>> BEGIN SOURCE DATA
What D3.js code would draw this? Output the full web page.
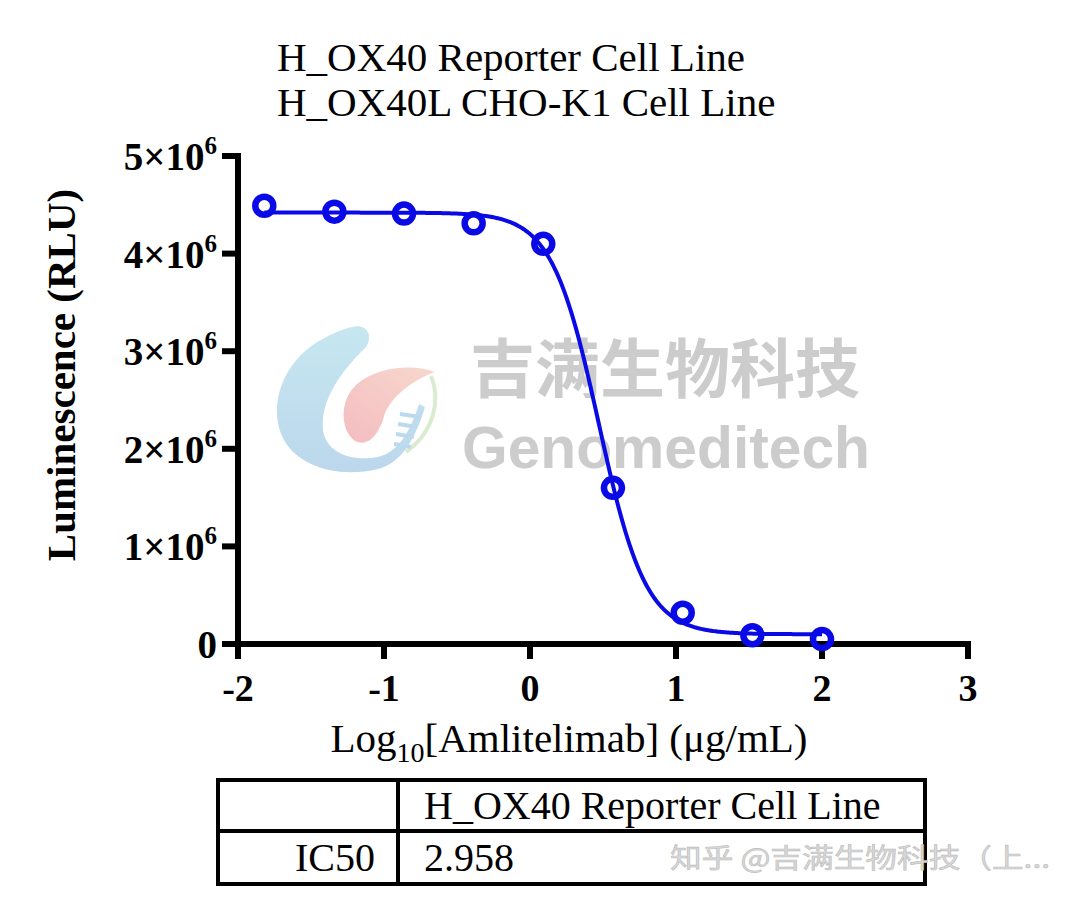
<!DOCTYPE html>
<html><head><meta charset="utf-8">
<script src="https://cdn.jsdelivr.net/npm/d3@7"></script>
<style>body{margin:0;background:#fff}svg{display:block}</style>
</head><body>
<svg id="c" width="1080" height="908"></svg>
<script>
// ---- data ----
const titleLines = ["H_OX40 Reporter Cell Line", "H_OX40L CHO-K1 Cell Line"];
const logDose = [-1.82, -1.34, -0.863, -0.386, 0.091, 0.568, 1.046, 1.523, 2.0];
const luminescence = [4.49e6, 4.43e6, 4.41e6, 4.31e6, 4.10e6, 1.60e6, 0.32e6, 0.09e6, 0.05e6];
// 4PL fit parameters
const fitTop = 4.42e6, fitBottom = 0.10e6, fitLogIC50 = Math.log10(2.958), fitHill = 2.7;
const xTicks = [-2, -1, 0, 1, 2, 3];
const yTicks = [0, 1e6, 2e6, 3e6, 4e6, 5e6];
const tableHeader = ["", "H_OX40 Reporter Cell Line"];
const tableRow = ["IC50", "2.958"];

const svg = d3.select("#c");
const serif = "'Liberation Serif','Times New Roman',serif";
const blue = "#0a0ae6";

const x = d3.scaleLinear().domain([-2, 3]).range([238, 968]);
const y = d3.scaleLinear().domain([0, 5e6]).range([644, 156]);

// ---- watermark ----
const wm = svg.append("g");
const defs = svg.append("defs");
const gb = defs.append("linearGradient").attr("id","gb").attr("x1",0).attr("y1",0).attr("x2",0).attr("y2",1);
gb.append("stop").attr("offset",0).attr("stop-color","#c6e7f0");
gb.append("stop").attr("offset",1).attr("stop-color","#bcd7ec");
const gp = defs.append("linearGradient").attr("id","gp").attr("x1",1).attr("y1",0).attr("x2",0).attr("y2",1);
gp.append("stop").attr("offset",0).attr("stop-color","#f7d8cd");
gp.append("stop").attr("offset",1).attr("stop-color","#f4bcc0");
// blue C swirl
wm.append("path").attr("fill","url(#gb)")
  .attr("d","M352,327 C366,323 374,335 366,347 C342,370 320,400 323,430 C326,452 350,462 378,457 C395,453 408,438 419,404 L425,407 C415,440 401,463 378,469 C340,478 300,468 284,440 C268,410 280,370 310,347 C325,336 340,330 352,327 Z");
// pink drop
wm.append("path").attr("fill","url(#gp)")
  .attr("d","M435,372 C418,365 381,364 357,384 C339,400 340,430 355,441 C369,448 380,432 384,416 C391,396 413,380 435,372 Z");
// green arc
wm.append("path").attr("fill","none").attr("stroke","#d9ecd0").attr("stroke-width",4)
  .attr("d","M431,376 C441,400 434,432 406,452");
// rungs
[414, 424, 434, 444].forEach(yy=>{
  wm.append("line").attr("x1",400 + (yy-414)*-0.2).attr("y1",yy).attr("x2",420 + (yy-414)*-0.3).attr("y2",yy+3)
    .attr("stroke","#bcd9ee").attr("stroke-width",4);
});
wm.append("text").attr("x", 470).attr("y", 392).attr("font-family","'Noto Sans CJK SC',sans-serif")
  .attr("font-weight","bold").attr("font-size",64).attr("fill","#cccccc")
  .attr("textLength",390).attr("lengthAdjust","spacingAndGlyphs").text("吉满生物科技");
wm.append("text").attr("x", 462).attr("y", 468).attr("font-family","'Liberation Sans',Arial,sans-serif")
  .attr("font-weight","bold").attr("font-size",60).attr("fill","#cccccc")
  .attr("textLength",408).attr("lengthAdjust","spacingAndGlyphs").text("Genomeditech");

// ---- title ----
svg.append("g").selectAll("text").data(titleLines).join("text")
  .attr("x", 277).attr("y", (d,i)=> 71 + i*45)
  .attr("font-family", serif).attr("font-size", 41).attr("fill","#000").text(d=>d);

// ---- axes ----
const axW = 6;
svg.append("line").attr("x1", x(-2)).attr("x2", x(-2)).attr("y1", y(5e6)-3).attr("y2", y(0)+14)
  .attr("stroke","#000").attr("stroke-width",axW);
svg.append("line").attr("x1", x(-2)-14).attr("x2", x(3)+3).attr("y1", y(0)).attr("y2", y(0))
  .attr("stroke","#000").attr("stroke-width",axW);

const yg = svg.append("g");
yg.selectAll("line").data(yTicks).join("line")
  .attr("x1", x(-2)-16).attr("x2", x(-2)).attr("y1", d=>y(d)).attr("y2", d=>y(d))
  .attr("stroke","#000").attr("stroke-width",axW);
yg.selectAll("text").data(yTicks).join("text")
  .attr("x", 217).attr("y", d=>y(d)+14).attr("text-anchor","end")
  .attr("font-family", serif).attr("font-weight","bold").attr("font-size",39).attr("fill","#000")
  .each(function(d){
    const t = d3.select(this);
    if (d === 0) { t.text("0"); return; }
    t.append("tspan").text((d/1e6) + "×10");
    t.append("tspan").attr("dy",-16).attr("font-size",25).text("6");
  });

const xg = svg.append("g");
xg.selectAll("line").data(xTicks).join("line")
  .attr("x1", d=>x(d)).attr("x2", d=>x(d)).attr("y1", y(0)).attr("y2", y(0)+15)
  .attr("stroke","#000").attr("stroke-width",axW);
xg.selectAll("text").data(xTicks).join("text")
  .attr("x", d=>x(d)).attr("y", 701).attr("text-anchor","middle")
  .attr("font-family", serif).attr("font-weight","bold").attr("font-size",38).attr("fill","#000")
  .text(d=>d);

// axis titles
const xt = svg.append("text").attr("x", 569).attr("y", 752).attr("text-anchor","middle")
  .attr("font-family", serif).attr("font-size",41).attr("fill","#000");
xt.append("tspan").text("Log");
xt.append("tspan").attr("dy",10).attr("font-size",28).text("10");
xt.append("tspan").attr("dy",-10).text("[Amlitelimab] (μg/mL)");

svg.append("text").attr("transform","translate(75,375) rotate(-90)").attr("text-anchor","middle")
  .attr("font-family", serif).attr("font-weight","bold").attr("font-size",41).attr("fill","#000")
  .text("Luminescence (RLU)");

// ---- fit curve ----
const fx = d3.range(logDose[0], logDose[logDose.length-1] + 0.001, 0.01);
const f = v => fitBottom + (fitTop - fitBottom) / (1 + Math.pow(10, (v - fitLogIC50) * fitHill));
svg.append("path").datum(fx)
  .attr("d", d3.line().x(d=>x(d)).y(d=>y(f(d))))
  .attr("fill","none").attr("stroke", blue).attr("stroke-width",4);

// ---- points ----
svg.append("g").selectAll("circle").data(logDose).join("circle")
  .attr("cx", d=>x(d)).attr("cy", (d,i)=>y(luminescence[i])).attr("r", 9)
  .attr("fill","none").attr("stroke", blue).attr("stroke-width",6.5);

// ---- table ----
const tb = svg.append("g");
const tL = 218, tR = 925, tC = 398, tT = 780, tM = 831, tB = 884;
tb.append("rect").attr("x",tL).attr("y",tT).attr("width",tR-tL).attr("height",tB-tT)
  .attr("fill","none").attr("stroke","#000").attr("stroke-width",4);
tb.append("line").attr("x1",tL).attr("x2",tR).attr("y1",tM).attr("y2",tM).attr("stroke","#000").attr("stroke-width",4);
tb.append("line").attr("x1",tC).attr("x2",tC).attr("y1",tT).attr("y2",tB).attr("stroke","#000").attr("stroke-width",4);
tb.append("text").attr("x",424).attr("y",819).attr("font-family",serif).attr("font-size",40).text(tableHeader[1]);
tb.append("text").attr("x",375).attr("y",871).attr("text-anchor","end").attr("font-family",serif).attr("font-size",40).text(tableRow[0]);
tb.append("text").attr("x",424).attr("y",871).attr("font-family",serif).attr("font-size",40).text(tableRow[1]);

// zhihu watermark
svg.append("text").attr("x",670).attr("y",868).attr("font-family","'Noto Sans CJK SC',sans-serif")
  .attr("font-size",27).attr("fill","#d8d8d8").attr("stroke","#bdbdbd").attr("stroke-width",0.6)
  .attr("textLength",380).attr("lengthAdjust","spacingAndGlyphs")
  .text("知乎 @吉满生物科技（上...");
</script>
</body></html>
>> END SOURCE DATA
*AIM:* Identify every line above with the string "this" in it. Copy those lines.

*ANSWER:*
What D3.js code would draw this? Output the full web page.
    const t = d3.select(this);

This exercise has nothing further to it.